Best: Get to Da Choppah

Ash has to rush to the vacuum pump to stop Pikachu getting sucked up or else… what? He’ll be sucked outside and will have to hang out with Seel for a few minutes and dry off? Team Rocket were just blasted off again, twinkle, there’s no rush. It’s not like after floating around in the pool for a minute and a half that Pikachu is in any danger of getting more wet.

Seven episodes in and apparently Team Rocket are already more dangerous after they’ve left. Next episode they should just shoot themselves at the start and they should be guaranteed to get that Pikachu by the end of the episode.

Worst: Oh, Look. Another Badge.

God damn it.

Look, I like Misty. I also like when everyone on this show are presented as competent Pokémon trainers but if you’re not willing to have Ash, the primary protagonist of the show, beat Misty to get a badge in lieu of him fighting the real gym leaders then maybe you should just have him give up and go back to watching the Pokémon League on television back in Pallet Town.
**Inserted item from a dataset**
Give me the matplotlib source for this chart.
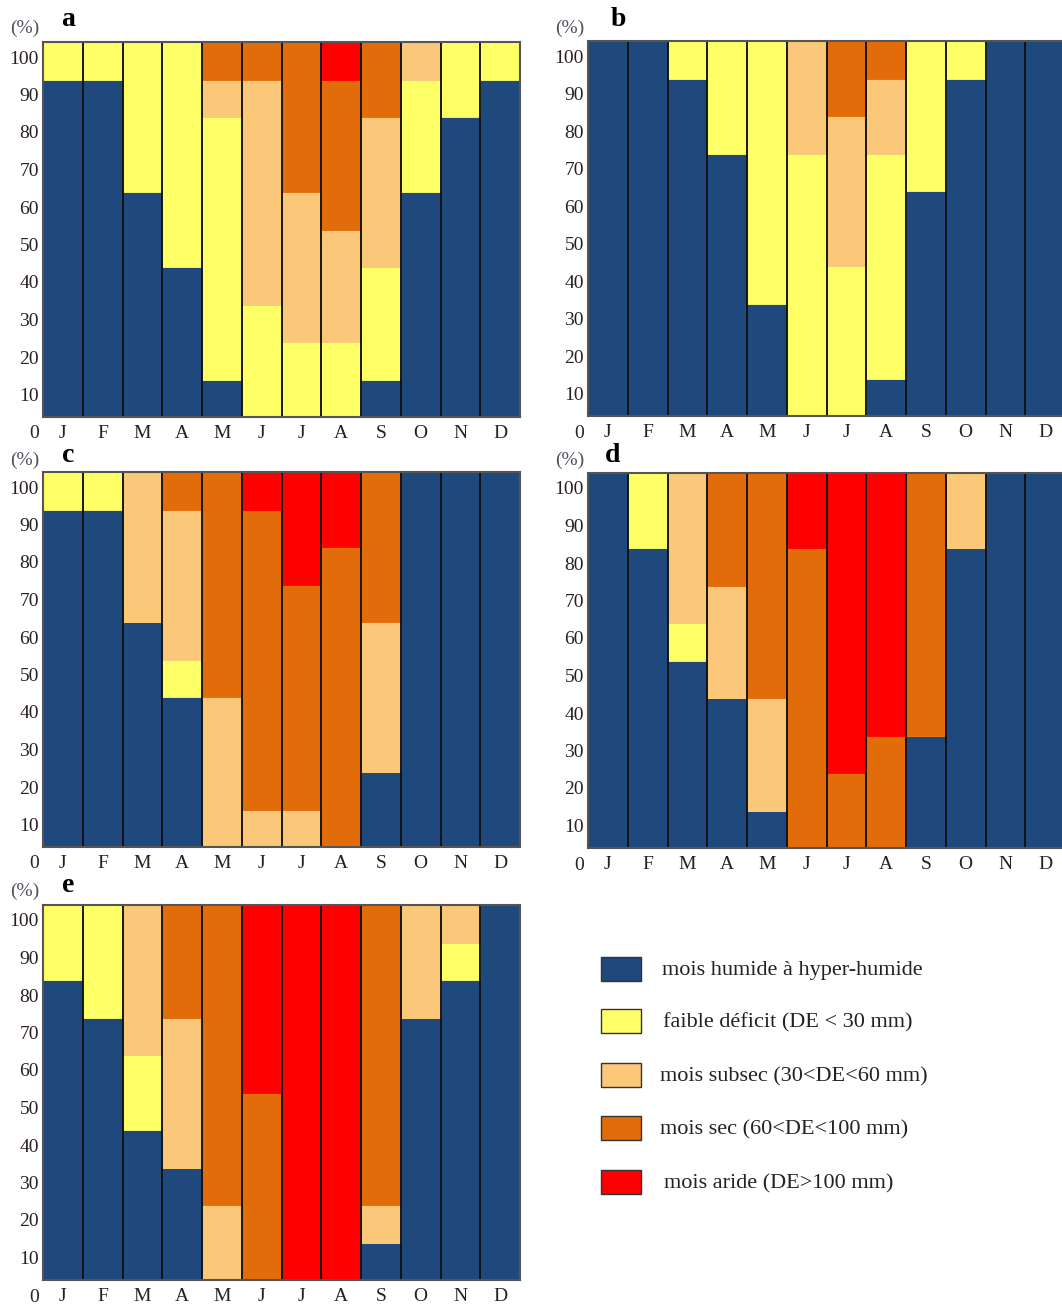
import matplotlib
matplotlib.use("Agg")
import matplotlib.pyplot as plt
from matplotlib.patches import Rectangle
from matplotlib.transforms import ScaledTranslation
import numpy as np

plt.rcParams['font.family'] = ['Liberation Serif', 'DejaVu Serif']

months = ["J", "F", "M", "A", "M", "J", "J", "A", "S", "O", "N", "D"]
categories = ["mois humide à hyper-humide", "faible déficit (DE < 30 mm)",
              "mois subsec (30<DE<60 mm)", "mois sec (60<DE<100 mm)",
              "mois aride (DE>100 mm)"]
colors = ["#1f497d", "#ffff66", "#fac878", "#e36c0a", "#ff0000"]

# each panel: rows = humide, faible, subsec, sec, aride (percent per month)
panel_a_humide = [90, 90, 60, 40, 10, 0, 0, 0, 10, 60, 80, 90]
panel_a_faible = [10, 10, 40, 60, 70, 30, 20, 20, 30, 30, 20, 10]
panel_a_subsec = [0, 0, 0, 0, 10, 60, 40, 30, 40, 10, 0, 0]
panel_a_sec = [0, 0, 0, 0, 10, 10, 40, 40, 20, 0, 0, 0]
panel_a_aride = [0, 0, 0, 0, 0, 0, 0, 10, 0, 0, 0, 0]

panel_b_humide = [100, 100, 90, 70, 30, 0, 0, 10, 60, 90, 100, 100]
panel_b_faible = [0, 0, 10, 30, 70, 70, 40, 60, 40, 10, 0, 0]
panel_b_subsec = [0, 0, 0, 0, 0, 30, 40, 20, 0, 0, 0, 0]
panel_b_sec = [0, 0, 0, 0, 0, 0, 20, 10, 0, 0, 0, 0]
panel_b_aride = [0, 0, 0, 0, 0, 0, 0, 0, 0, 0, 0, 0]

panel_c_humide = [90, 90, 60, 40, 0, 0, 0, 0, 20, 100, 100, 100]
panel_c_faible = [10, 10, 0, 10, 0, 0, 0, 0, 0, 0, 0, 0]
panel_c_subsec = [0, 0, 40, 40, 40, 10, 10, 0, 40, 0, 0, 0]
panel_c_sec = [0, 0, 0, 10, 60, 80, 60, 80, 40, 0, 0, 0]
panel_c_aride = [0, 0, 0, 0, 0, 10, 30, 20, 0, 0, 0, 0]

panel_d_humide = [100, 80, 50, 40, 10, 0, 0, 0, 30, 80, 100, 100]
panel_d_faible = [0, 20, 10, 0, 0, 0, 0, 0, 0, 0, 0, 0]
panel_d_subsec = [0, 0, 40, 30, 30, 0, 0, 0, 0, 20, 0, 0]
panel_d_sec = [0, 0, 0, 30, 60, 80, 20, 30, 70, 0, 0, 0]
panel_d_aride = [0, 0, 0, 0, 0, 20, 80, 70, 0, 0, 0, 0]

panel_e_humide = [80, 70, 40, 30, 0, 0, 0, 0, 10, 70, 80, 100]
panel_e_faible = [20, 30, 20, 0, 0, 0, 0, 0, 0, 0, 10, 0]
panel_e_subsec = [0, 0, 40, 40, 20, 0, 0, 0, 10, 30, 10, 0]
panel_e_sec = [0, 0, 0, 30, 80, 50, 0, 0, 80, 0, 0, 0]
panel_e_aride = [0, 0, 0, 0, 0, 50, 100, 100, 0, 0, 0, 0]

panels = {
    "a": [panel_a_humide, panel_a_faible, panel_a_subsec, panel_a_sec, panel_a_aride],
    "b": [panel_b_humide, panel_b_faible, panel_b_subsec, panel_b_sec, panel_b_aride],
    "c": [panel_c_humide, panel_c_faible, panel_c_subsec, panel_c_sec, panel_c_aride],
    "d": [panel_d_humide, panel_d_faible, panel_d_subsec, panel_d_sec, panel_d_aride],
    "e": [panel_e_humide, panel_e_faible, panel_e_subsec, panel_e_sec, panel_e_aride],
}

W, H = 1062, 1305
fig = plt.figure(figsize=(W / 100, H / 100), dpi=100)

# (left px, top px) of each axes, plus label positions (x,y px) of "(%)" and letter
layout = {
    "a": (43, 42, (25, 28), (68, 20)),
    "b": (588, 41, (570, 28), (618, 20)),
    "c": (43, 472, (25, 460), (68, 456)),
    "d": (588, 473, (570, 460), (613, 456)),
    "e": (43, 905, (25, 891), (68, 886)),
}
aw, ah = 477, 375

for key, rows in panels.items():
    left, top, pct_pos, let_pos = layout[key]
    ax = fig.add_axes([left / W, 1 - (top + ah) / H, aw / W, ah / H])
    x = np.arange(12)
    bottom = np.zeros(12)
    for vals, c in zip(rows, colors):
        v = np.array(vals, dtype=float)
        ax.bar(x, v, width=1.0, bottom=bottom, color=c, edgecolor=c,
               linewidth=0.6, zorder=2)
        bottom += v
    ax.bar(x, bottom, width=1.0, fill=False, edgecolor="#111111",
           linewidth=1.1, zorder=3)
    ax.set_xlim(-0.5, 11.5)
    ax.set_ylim(0, 100)
    ax.set_xticks(x)
    ax.set_xticklabels(months, fontsize=14, color="#222222")
    ax.set_yticks(range(0, 101, 10))
    ax.set_yticklabels([str(v) for v in range(0, 101, 10)], fontsize=14,
                       color="#2a2020")
    ax.tick_params(axis="both", length=0)
    ax.tick_params(axis="x", pad=6)
    ax.tick_params(axis="y", pad=3)
    off = ScaledTranslation(0, -15 / 100, fig.dpi_scale_trans)
    for lab in ax.get_yticklabels():
        lab.set_transform(lab.get_transform() + off)
    for s in ax.spines.values():
        s.set_color("#555555")
        s.set_linewidth(1.5)
        s.set_zorder(4)
    fig.text(pct_pos[0] / W, 1 - pct_pos[1] / H, "(%)", fontsize=14,
             color="#505060", ha="center", va="center")
    fig.text(let_pos[0] / W, 1 - let_pos[1] / H, key, fontsize=20,
             fontweight="bold", color="black", ha="center", va="center")

# legend
leg_y = [969, 1021, 1075, 1128, 1182]
leg_tx = [662, 663, 660, 660, 664]
for cat, c, yy, tx in zip(categories, colors, leg_y, leg_tx):
    fig.patches.append(Rectangle(((601) / W, 1 - (yy + 12) / H), 40 / W, 24 / H,
                                 transform=fig.transFigure, facecolor=c,
                                 edgecolor="#333333", linewidth=1.0))
    fig.text(tx / W, 1 - (yy + 2) / H, cat, fontsize=16, color="#222222",
             ha="left", va="center")

fig.savefig("out.png", dpi=100)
Yeah, he didn’t use Pikachu, as if elemental match-ups mean much on this show but it’s still cheap. It’s pretty simple to do. Have Ash use Pikachu from the start and have him beat Staryu, then have Starmie beat Pikachu only for Butterfree or Pidgeotto to pull out the win. That way Ash looks good because he won and Misty looks good because she took down the one Pokémon that should have wiped the floor with her.

Worst: “Yo, Brock-o!”

No. Never say this again.

Best: Brock to the Future

Brock seems like he’s in a real hurry to get out of Cerulean City, just glancing at Ash’s Cascade Badge then immediately telling everyone it’s time to go. Tomorrow’s Cerulean Times headline:

Giant Rock-Hard Snake Thing seen leaving scene of crime

Best: More Petty Bickering

I’m coming to realise that nearly every episode of Pokémon will likely end with Ash and Misty arguing over something petty and useless while Brock thinks about following in his father’s footsteps and abandoning them.
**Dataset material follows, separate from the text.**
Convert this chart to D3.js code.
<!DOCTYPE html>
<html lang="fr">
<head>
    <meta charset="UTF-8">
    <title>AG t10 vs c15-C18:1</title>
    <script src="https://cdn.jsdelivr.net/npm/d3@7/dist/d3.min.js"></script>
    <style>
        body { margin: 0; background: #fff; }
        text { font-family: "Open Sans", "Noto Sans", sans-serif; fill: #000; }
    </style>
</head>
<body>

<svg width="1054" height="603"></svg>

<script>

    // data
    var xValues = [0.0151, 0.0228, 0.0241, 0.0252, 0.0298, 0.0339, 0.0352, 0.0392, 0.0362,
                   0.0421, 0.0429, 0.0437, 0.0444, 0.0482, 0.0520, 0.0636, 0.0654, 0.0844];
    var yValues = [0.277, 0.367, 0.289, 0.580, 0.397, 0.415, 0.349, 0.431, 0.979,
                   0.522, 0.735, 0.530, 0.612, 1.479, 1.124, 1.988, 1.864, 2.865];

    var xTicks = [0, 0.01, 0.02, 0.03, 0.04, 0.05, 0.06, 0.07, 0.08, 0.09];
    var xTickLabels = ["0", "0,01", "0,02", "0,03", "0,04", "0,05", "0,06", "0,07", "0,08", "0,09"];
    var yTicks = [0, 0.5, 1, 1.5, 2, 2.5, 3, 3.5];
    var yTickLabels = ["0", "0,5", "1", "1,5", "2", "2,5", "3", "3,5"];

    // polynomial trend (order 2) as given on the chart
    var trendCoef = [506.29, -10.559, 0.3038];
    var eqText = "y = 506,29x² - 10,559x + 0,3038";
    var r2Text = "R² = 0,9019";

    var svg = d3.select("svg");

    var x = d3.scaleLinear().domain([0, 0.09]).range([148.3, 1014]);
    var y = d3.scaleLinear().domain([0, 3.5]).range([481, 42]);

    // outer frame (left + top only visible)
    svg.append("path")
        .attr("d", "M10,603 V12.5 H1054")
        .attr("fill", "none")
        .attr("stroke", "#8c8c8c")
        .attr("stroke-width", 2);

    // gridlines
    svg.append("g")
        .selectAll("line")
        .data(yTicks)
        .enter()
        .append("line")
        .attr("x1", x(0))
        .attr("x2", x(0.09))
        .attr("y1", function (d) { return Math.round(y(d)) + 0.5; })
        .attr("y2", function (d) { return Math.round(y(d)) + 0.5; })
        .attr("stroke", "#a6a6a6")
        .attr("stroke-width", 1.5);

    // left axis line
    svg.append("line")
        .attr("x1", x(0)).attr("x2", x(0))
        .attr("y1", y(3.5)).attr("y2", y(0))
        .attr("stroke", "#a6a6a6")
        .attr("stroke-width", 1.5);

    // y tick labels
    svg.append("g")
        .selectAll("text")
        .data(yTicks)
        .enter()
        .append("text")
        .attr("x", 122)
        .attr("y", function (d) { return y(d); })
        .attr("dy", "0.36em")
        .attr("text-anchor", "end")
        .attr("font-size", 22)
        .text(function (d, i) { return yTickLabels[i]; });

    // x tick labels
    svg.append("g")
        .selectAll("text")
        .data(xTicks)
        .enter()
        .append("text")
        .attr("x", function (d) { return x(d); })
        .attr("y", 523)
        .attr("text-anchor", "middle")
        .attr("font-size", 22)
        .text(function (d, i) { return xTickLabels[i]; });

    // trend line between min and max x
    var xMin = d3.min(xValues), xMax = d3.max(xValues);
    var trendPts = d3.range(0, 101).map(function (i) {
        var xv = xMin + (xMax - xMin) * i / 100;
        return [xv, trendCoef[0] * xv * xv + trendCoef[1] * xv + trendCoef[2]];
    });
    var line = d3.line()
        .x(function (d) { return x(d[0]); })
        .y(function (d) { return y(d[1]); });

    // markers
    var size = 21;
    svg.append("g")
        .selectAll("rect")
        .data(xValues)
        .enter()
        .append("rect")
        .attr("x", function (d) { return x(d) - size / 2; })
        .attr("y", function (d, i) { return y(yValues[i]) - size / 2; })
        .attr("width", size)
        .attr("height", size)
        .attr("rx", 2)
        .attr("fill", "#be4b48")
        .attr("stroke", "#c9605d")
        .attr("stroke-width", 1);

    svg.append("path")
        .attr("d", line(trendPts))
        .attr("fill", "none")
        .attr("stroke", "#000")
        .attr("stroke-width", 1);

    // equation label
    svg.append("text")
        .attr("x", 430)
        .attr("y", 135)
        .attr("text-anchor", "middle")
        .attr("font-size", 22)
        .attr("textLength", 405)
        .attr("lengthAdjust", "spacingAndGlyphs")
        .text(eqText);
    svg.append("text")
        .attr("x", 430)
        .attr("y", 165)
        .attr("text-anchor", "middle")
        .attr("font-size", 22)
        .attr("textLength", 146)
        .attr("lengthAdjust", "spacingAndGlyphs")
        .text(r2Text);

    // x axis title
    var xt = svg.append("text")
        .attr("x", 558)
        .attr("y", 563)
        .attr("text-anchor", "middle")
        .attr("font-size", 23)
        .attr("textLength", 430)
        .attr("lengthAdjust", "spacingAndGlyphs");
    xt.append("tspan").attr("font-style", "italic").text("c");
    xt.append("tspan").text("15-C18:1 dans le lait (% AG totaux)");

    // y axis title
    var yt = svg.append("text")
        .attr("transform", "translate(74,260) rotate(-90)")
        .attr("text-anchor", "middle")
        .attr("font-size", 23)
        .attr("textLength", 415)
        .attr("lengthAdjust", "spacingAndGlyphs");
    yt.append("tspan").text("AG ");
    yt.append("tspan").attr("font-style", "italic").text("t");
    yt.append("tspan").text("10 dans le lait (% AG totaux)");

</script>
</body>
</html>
Misty should really just play the bike card. Then she wouldn’t have to try and explain why her Starmie was getting its ass kicked by Pidgeotto.

  1. Delsaber says:

    Wasn’t expecting that Sons of Anarchy reference, and then you go and follow that up with Daria. Well played. I’ll have to YouTube that I guess since it’s not syndicated any more and the DVD set cut out a lot of the music.

    I’m imagining a lucrative black market of poached Staryu cores. Probably ground up and used as aphrodisiacs.
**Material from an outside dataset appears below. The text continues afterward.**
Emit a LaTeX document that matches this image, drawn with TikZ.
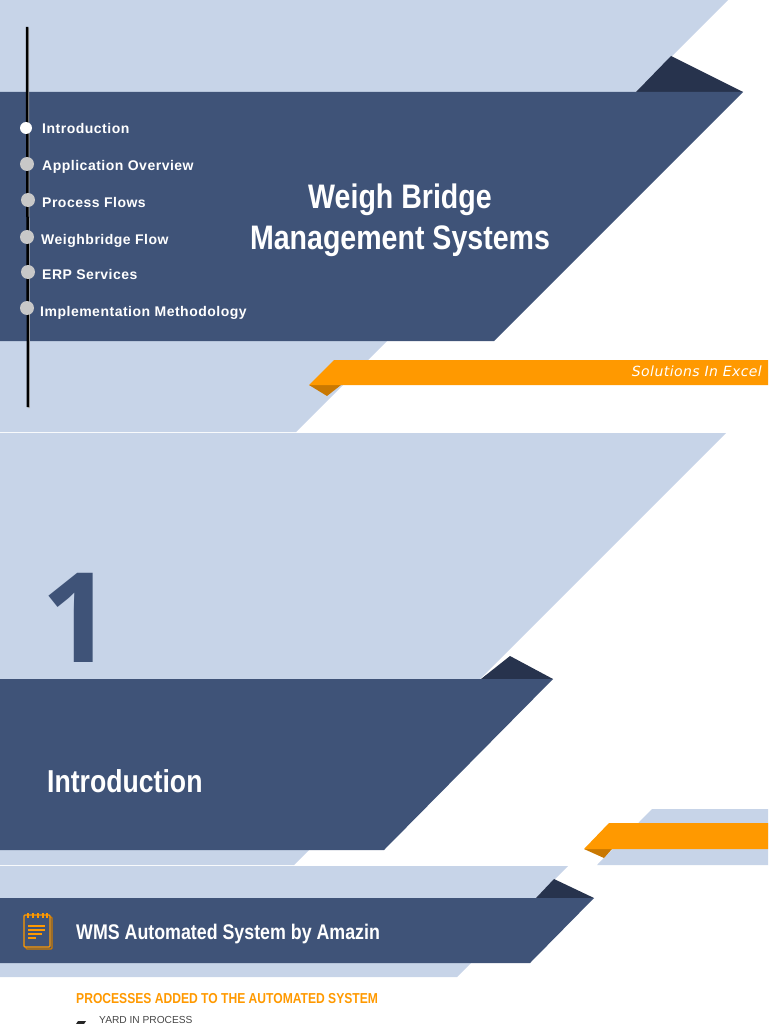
\documentclass[tikz,border=0pt]{standalone}
\usepackage{fontspec}
\setmainfont{Liberation Sans}
\newfontfamily\headfont[FakeStretch=0.84]{Liberation Sans}
\newfontfamily\menufont[LetterSpace=3.6]{Liberation Sans}
\newfontfamily\handfont[LetterSpace=3]{DejaVu Sans}
\newfontfamily\numfont{Open Sans}
\definecolor{lightblue}{RGB}{199, 212, 232}
\definecolor{navy}{RGB}{63, 83, 120}
\definecolor{darknavy}{RGB}{39, 51, 77}
\definecolor{ribbon}{RGB}{255, 153, 0}
\definecolor{ribbondark}{RGB}{201, 120, 2}
\definecolor{dotgray}{RGB}{200, 200, 200}
\definecolor{textgray}{RGB}{70, 70, 70}
\tikzset{
    menudot/.style={circle, fill=dotgray, inner sep=0pt, minimum size=14pt},
    menutext/.style={anchor=base west, inner sep=0pt, text=white, font=\menufont\bfseries\fontsize{14}{14}\selectfont},
    headtext/.style={text=white, font=\headfont\bfseries\fontsize{34}{41}\selectfont, align=center},
    bartext/.style={anchor=base west, inner sep=0pt, text=white, font=\headfont\bfseries\fontsize{21.2}{22}\selectfont}
}
\begin{document}
\begin{tikzpicture}[x=1pt, y=-1pt]
            \useasboundingbox (0,0) rectangle (768,1024);
            \clip (0,0) rectangle (768,1024);
            % first slide
            \fill[lightblue]  (0,0) -- (728,0) -- (296,432) -- (0,432) -- cycle;
            \fill[darknavy]   (636,92) -- (671,56) -- (743,92) -- cycle;
            \fill[navy]       (0,92) -- (743,92) -- (494,341) -- (0,341) -- cycle;
            \fill[ribbondark] (309,385) -- (327,396) -- (341,385) -- cycle;
            \fill[ribbon]     (334,360) -- (768,360) -- (768,385) -- (309,385) -- cycle;
            \coordinate (railtop) at (27,27);
            \coordinate (railbot) at (28,407);
            \draw[black!30, line width=2pt] ([xshift=1pt, yshift=-1pt]railtop) -- ([xshift=1pt, yshift=-1pt]railbot);
            \draw[black, line width=2.5pt] (railtop) -- (railbot);
            \node[menudot, fill=white, minimum size=12pt] (dota) at (26,128) {};
            \node[menudot] (dotb) at (27,164) {};
            \node[menudot] (dotc) at (28,200) {};
            \node[menudot] (dotd) at (27,237) {};
            \node[menudot] (dote) at (28,272) {};
            \node[menudot] (dotf) at (27,308) {};
            \node[menutext] (intro)   at (42,134) {Introduction};
            \node[menutext] (appover) at (42,171) {Application Overview};
            \node[menutext] (process) at (42,208) {Process Flows};
            \node[menutext] (weigh)   at (41,244) {Weighbridge Flow};
            \node[menutext] (erp)     at (42,279) {ERP Services};
            \node[menutext] (method)  at (40,316) {Implementation Methodology};
            \node[headtext] (title) at (400,220.5) {Weigh Bridge\\Management Systems};
            \node[anchor=east, inner sep=0pt, text=white, font=\handfont\itshape\fontsize{14}{14}\selectfont] (tag) at (762,371) {Solutions In Excel};
            % second slide
            \fill[lightblue]  (0,433) -- (726,433) -- (294,865) -- (0,865) -- cycle;
            \fill[darknavy]   (481,679) -- (510,656) -- (553,679) -- cycle;
            \fill[navy]       (0,679) -- (553,679) -- (384,850) -- (0,850) -- cycle;
            \fill[lightblue]  (652,809) -- (768,809) -- (768,865) -- (597,865) -- cycle;
            \fill[ribbondark] (584,849) -- (604,858) -- (612,849) -- cycle;
            \fill[ribbon]     (609,823) -- (768,823) -- (768,849) -- (584,849) -- cycle;
            \node[anchor=base, inner sep=0pt, text=navy, font=\numfont\bfseries\fontsize{125}{125}\selectfont] (number) at (77,662) {1};
            \node[bartext, font=\headfont\bfseries\fontsize{31.7}{33}\selectfont] (section) at (47,792) {Introduction};
            % third slide
            \fill[lightblue]  (0,866) -- (568,866) -- (457,977) -- (0,977) -- cycle;
            \fill[darknavy]   (536,898) -- (554,879) -- (594,898) -- cycle;
            \fill[navy]       (0,898) -- (594,898) -- (530,963) -- (0,963) -- cycle;
            \draw[ribbon!80!black, line width=1.2pt, rounded corners=1pt] (26,917) rectangle (52,949);
            \filldraw[draw=ribbon, fill=navy, line width=1.2pt, rounded corners=1pt] (24,915) rectangle (50,947);
            \foreach \i in {28,33,38,43,47}
                \draw[ribbon, line width=1.4pt] (\i,913) -- (\i,918);
            \draw[ribbon, line width=1.2pt] (28,926) -- (45,926) (28,930) -- (45,930) (28,934) -- (42,934) (28,938) -- (36,938);
            \node[bartext] (wms) at (76,939) {WMS Automated System by Amazin};
            \node[anchor=base west, inner sep=0pt, text=ribbon, font=\headfont\bfseries\fontsize{14.4}{15}\selectfont] (added) at (76,1003) {PROCESSES ADDED TO THE AUTOMATED SYSTEM};
            \node[anchor=base west, inner sep=0pt, text=textgray, font=\fontsize{10.2}{10.2}\selectfont] (yard) at (99,1023.5) {YARD IN PROCESS};
            \fill[black!85] (78,1021) -- (86,1021) -- (84,1024) -- (76,1024) -- cycle;
\end{tikzpicture}
\end{document}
    How anyone could spend that much time paired with Jessie and still be a homosexual I have no idea. No one’s THAT gay, to steal a line from Archer.

    “No, not the vaguely racist Star Trek: The Next Generation episode. Although that would certainly qualify as a worst on some equivalent blog to this.”

    …oh christ, don’t make me do this…

    • David says:

      Oh, the Daria DVDs are worth it even with the music changes. I guess it’s one of the few times when I can understand why they had to do it.

      Maybe James’ heterometer was overloaded by being around her so much.

      Best and Worst of The Naked Now!

      Best: lol data has a wiener

  2. Rando says:

    re: staryu sequence – it’s so weird what different countries will allow in children’s entertainment, and therein, the lessons kids learn. i guess america opted for heteronormative stereotyping at early ages than diverse love and acceptance :\ not shocking.

  3. David says:

    It’s especially strange when you consider that, overall, Japanese societal views towards homosexuality are not particularly more liberal than in the United States.